**SOURCE DATA**
※ ※ ※

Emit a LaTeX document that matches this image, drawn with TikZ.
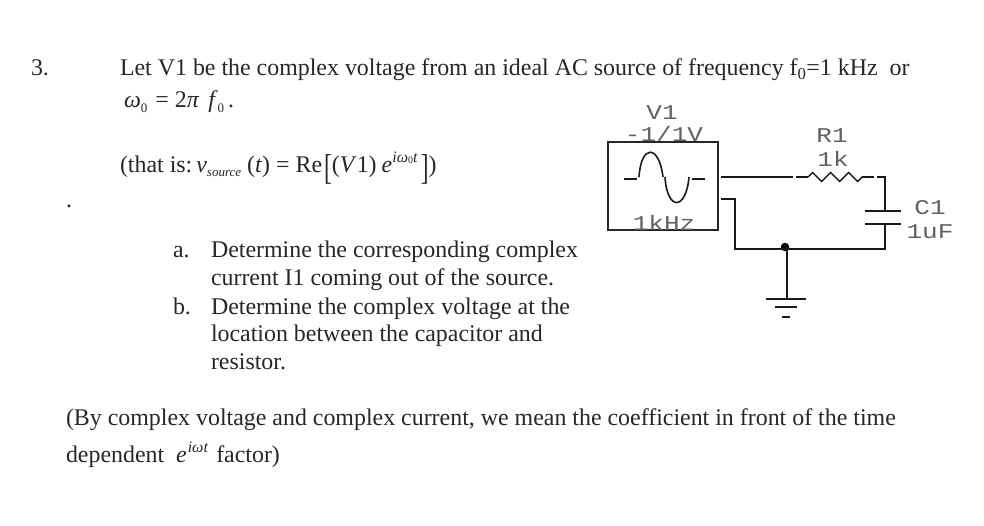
\documentclass[tikz,border=0pt]{standalone}
\usepackage{fontspec}
\setmainfont{Liberation Serif}
\newfontfamily\schem{Liberation Mono}
\newcommand{\subsc}[1]{\raisebox{-4pt}{\fontsize{13}{13}\selectfont\textit{#1}}}
\newcommand{\subup}[1]{\raisebox{-5pt}{\fontsize{13}{13}\selectfont #1}}
\newcommand{\supsc}[1]{\raisebox{10pt}{\fontsize{16}{16}\selectfont\textit{#1}}}
\newcommand{\bigbr}[1]{\raisebox{-7pt}{\scalebox{0.65}[1]{\fontsize{36}{36}\selectfont #1}}}
\tikzset{
  x=1pt,y=-1pt,
  txt/.style={anchor=base west,inner sep=0pt,outer sep=0pt,font=\fontsize{23.9}{26}\selectfont,text=black!85},
  lab/.style={anchor=center,inner sep=0pt,outer sep=0pt,font=\schem\fontsize{21}{22}\selectfont,text=black!62,xscale=1.24,transform shape},
  wire/.style={line width=1.4pt,draw=black!90,line cap=butt,line join=miter},
  wave/.style={wire,line width=1.6pt},
  srcbox/.style={draw=black!85,line width=1.5pt,inner sep=0pt,outer sep=0pt,minimum width=110pt,minimum height=88pt,fill=none},
  dotj/.style={circle,fill=black,inner sep=0pt,minimum size=8.5pt,outer sep=0pt}
}
\begin{document}
\begin{tikzpicture}
\useasboundingbox (0,0) rectangle (984,526);
% text
\node[txt] (n3) at (31,76) {3.};
\node[txt] (l1) at (120,76) {Let V1 be the complex voltage from an ideal AC source of frequency f\textsubscript{0}=1 kHz\ \ or};
\node[txt] (l2) at (124,108) {\textit{ω}\subup{0}\hspace{2pt} = 2\textit{π}\hspace{9pt}\textit{f}\subup{0}\hspace{4pt}.};
\node[txt] (l3) at (120,173) {(that is:\,\textit{v}\subsc{source}\hspace{6pt}(\textit{t}) = Re\hspace{2pt}\bigbr{[}(\textit{V}1)\hspace{5pt}\textit{e}\supsc{iω}\raisebox{9pt}{\fontsize{10}{10}\selectfont 0}\supsc{t}\hspace{3pt}\bigbr{]})};
\node[txt] (dot) at (66,208) {.};
\node[txt] (a) at (173,258) {a.};
\node[txt] (a1) at (211,258) {Determine the corresponding complex};
\node[txt] (a2) at (211,286) {current I1 coming out of the source.};
\node[txt] (b) at (173,314) {b.};
\node[txt] (b1) at (211,314) {Determine the complex voltage at the};
\node[txt] (b2) at (211,341) {location between the capacitor and};
\node[txt] (b3) at (211,369) {resistor.};
\node[txt] (c1) at (66,425) {(By complex voltage and complex current, we mean the coefficient in front of the time};
\node[txt] (c2) at (66,462) {dependent\ \ \textit{e}\hspace{1pt}\supsc{iωt}\hspace{2pt} factor)};
% source
\node[srcbox] (src) at (663,186) {};
\draw[wire] (624,179) -- (637,179);
\draw[wire] (692,179) -- (705,179);
\draw[wave] (639,177) .. controls (641,144) and (659,144) .. (663,177);
\draw[wave] (665,177) .. controls (667,211) and (686,211) .. (689,177);
\node[lab] (v1) at (662,113) {V1};
\node[lab] (v1v) at (664,134) {-1/1V};
\node[lab] (v1f) at (664,223) {1kHz};
\node[lab] (r1) at (832,136) {R1};
\node[lab] (r1v) at (833,159) {1k};
\node[lab] (c1n) at (930,208) {C1};
\node[lab] (c1v) at (930,232) {1uF};
% circuit points
\coordinate (srcA) at (721,177);
\coordinate (srcB) at (721,199);
\coordinate (rl) at (808,177);
\coordinate (rr) at (862,177);
\coordinate (cor) at (885,177);
\coordinate (ct) at (885,211);
\coordinate (cb) at (885,224);
\coordinate (corb) at (885,249);
\coordinate (corl) at (735,249);
\node[dotj] (j) at (785,247) {};
\coordinate (gnd) at (787,299);
\draw[wire] (srcA) -- (793,177) (796,177) -- (rl);
\draw[wire] (rl) -- ++(4.5,-4.5) -- ++(9,9) -- ++(9,-9) -- ++(9,9) -- ++(9,-9) -- ++(9,9) -- ++(4.5,-4.5) -- (rr);
\draw[wire] (rr) -- (874,177) (877,177) -- (cor) -- (ct);
\draw[wire] (865,211) -- (901,211);
\draw[wire] (865,224) -- (901,224);
\draw[wire] (cb) -- (corb) -- (corl) |- (srcB);
\draw[wire] (gnd |- j) -- (gnd);
\draw[wire] (766,299) -- (806,299);
\draw[wire] (775,307) -- (797,307);
\draw[wire] (782,317) -- (790,317);
\end{tikzpicture}
\end{document}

※ ※ ※

**DO THIS**
Exclude every picture and copy the remaining data exactly.

**RESPONSE**
Emit a LaTeX document that matches this image, drawn with TikZ.
\documentclass[tikz,border=0pt]{standalone}
\usepackage{fontspec}
\setmainfont{Liberation Serif}
\newfontfamily\schem{Liberation Mono}
\newcommand{\subsc}[1]{\raisebox{-4pt}{\fontsize{13}{13}\selectfont\textit{#1}}}
\newcommand{\subup}[1]{\raisebox{-5pt}{\fontsize{13}{13}\selectfont #1}}
\newcommand{\supsc}[1]{\raisebox{10pt}{\fontsize{16}{16}\selectfont\textit{#1}}}
\newcommand{\bigbr}[1]{\raisebox{-7pt}{\scalebox{0.65}[1]{\fontsize{36}{36}\selectfont #1}}}
\tikzset{
  x=1pt,y=-1pt,
  txt/.style={anchor=base west,inner sep=0pt,outer sep=0pt,font=\fontsize{23.9}{26}\selectfont,text=black!85},
  lab/.style={anchor=center,inner sep=0pt,outer sep=0pt,font=\schem\fontsize{21}{22}\selectfont,text=black!62,xscale=1.24,transform shape},
  wire/.style={line width=1.4pt,draw=black!90,line cap=butt,line join=miter},
  wave/.style={wire,line width=1.6pt},
  srcbox/.style={draw=black!85,line width=1.5pt,inner sep=0pt,outer sep=0pt,minimum width=110pt,minimum height=88pt,fill=none},
  dotj/.style={circle,fill=black,inner sep=0pt,minimum size=8.5pt,outer sep=0pt}
}
\begin{document}
\begin{tikzpicture}
\useasboundingbox (0,0) rectangle (984,526);
% text
\node[txt] (n3) at (31,76) {3.};
\node[txt] (l1) at (120,76) {Let V1 be the complex voltage from an ideal AC source of frequency f\textsubscript{0}=1 kHz\ \ or};
\node[txt] (l2) at (124,108) {\textit{ω}\subup{0}\hspace{2pt} = 2\textit{π}\hspace{9pt}\textit{f}\subup{0}\hspace{4pt}.};
\node[txt] (l3) at (120,173) {(that is:\,\textit{v}\subsc{source}\hspace{6pt}(\textit{t}) = Re\hspace{2pt}\bigbr{[}(\textit{V}1)\hspace{5pt}\textit{e}\supsc{iω}\raisebox{9pt}{\fontsize{10}{10}\selectfont 0}\supsc{t}\hspace{3pt}\bigbr{]})};
\node[txt] (dot) at (66,208) {.};
\node[txt] (a) at (173,258) {a.};
\node[txt] (a1) at (211,258) {Determine the corresponding complex};
\node[txt] (a2) at (211,286) {current I1 coming out of the source.};
\node[txt] (b) at (173,314) {b.};
\node[txt] (b1) at (211,314) {Determine the complex voltage at the};
\node[txt] (b2) at (211,341) {location between the capacitor and};
\node[txt] (b3) at (211,369) {resistor.};
\node[txt] (c1) at (66,425) {(By complex voltage and complex current, we mean the coefficient in front of the time};
\node[txt] (c2) at (66,462) {dependent\ \ \textit{e}\hspace{1pt}\supsc{iωt}\hspace{2pt} factor)};
% source
\node[srcbox] (src) at (663,186) {};
\draw[wire] (624,179) -- (637,179);
\draw[wire] (692,179) -- (705,179);
\draw[wave] (639,177) .. controls (641,144) and (659,144) .. (663,177);
\draw[wave] (665,177) .. controls (667,211) and (686,211) .. (689,177);
\node[lab] (v1) at (662,113) {V1};
\node[lab] (v1v) at (664,134) {-1/1V};
\node[lab] (v1f) at (664,223) {1kHz};
\node[lab] (r1) at (832,136) {R1};
\node[lab] (r1v) at (833,159) {1k};
\node[lab] (c1n) at (930,208) {C1};
\node[lab] (c1v) at (930,232) {1uF};
% circuit points
\coordinate (srcA) at (721,177);
\coordinate (srcB) at (721,199);
\coordinate (rl) at (808,177);
\coordinate (rr) at (862,177);
\coordinate (cor) at (885,177);
\coordinate (ct) at (885,211);
\coordinate (cb) at (885,224);
\coordinate (corb) at (885,249);
\coordinate (corl) at (735,249);
\node[dotj] (j) at (785,247) {};
\coordinate (gnd) at (787,299);
\draw[wire] (srcA) -- (793,177) (796,177) -- (rl);
\draw[wire] (rl) -- ++(4.5,-4.5) -- ++(9,9) -- ++(9,-9) -- ++(9,9) -- ++(9,-9) -- ++(9,9) -- ++(4.5,-4.5) -- (rr);
\draw[wire] (rr) -- (874,177) (877,177) -- (cor) -- (ct);
\draw[wire] (865,211) -- (901,211);
\draw[wire] (865,224) -- (901,224);
\draw[wire] (cb) -- (corb) -- (corl) |- (srcB);
\draw[wire] (gnd |- j) -- (gnd);
\draw[wire] (766,299) -- (806,299);
\draw[wire] (775,307) -- (797,307);
\draw[wire] (782,317) -- (790,317);
\end{tikzpicture}
\end{document}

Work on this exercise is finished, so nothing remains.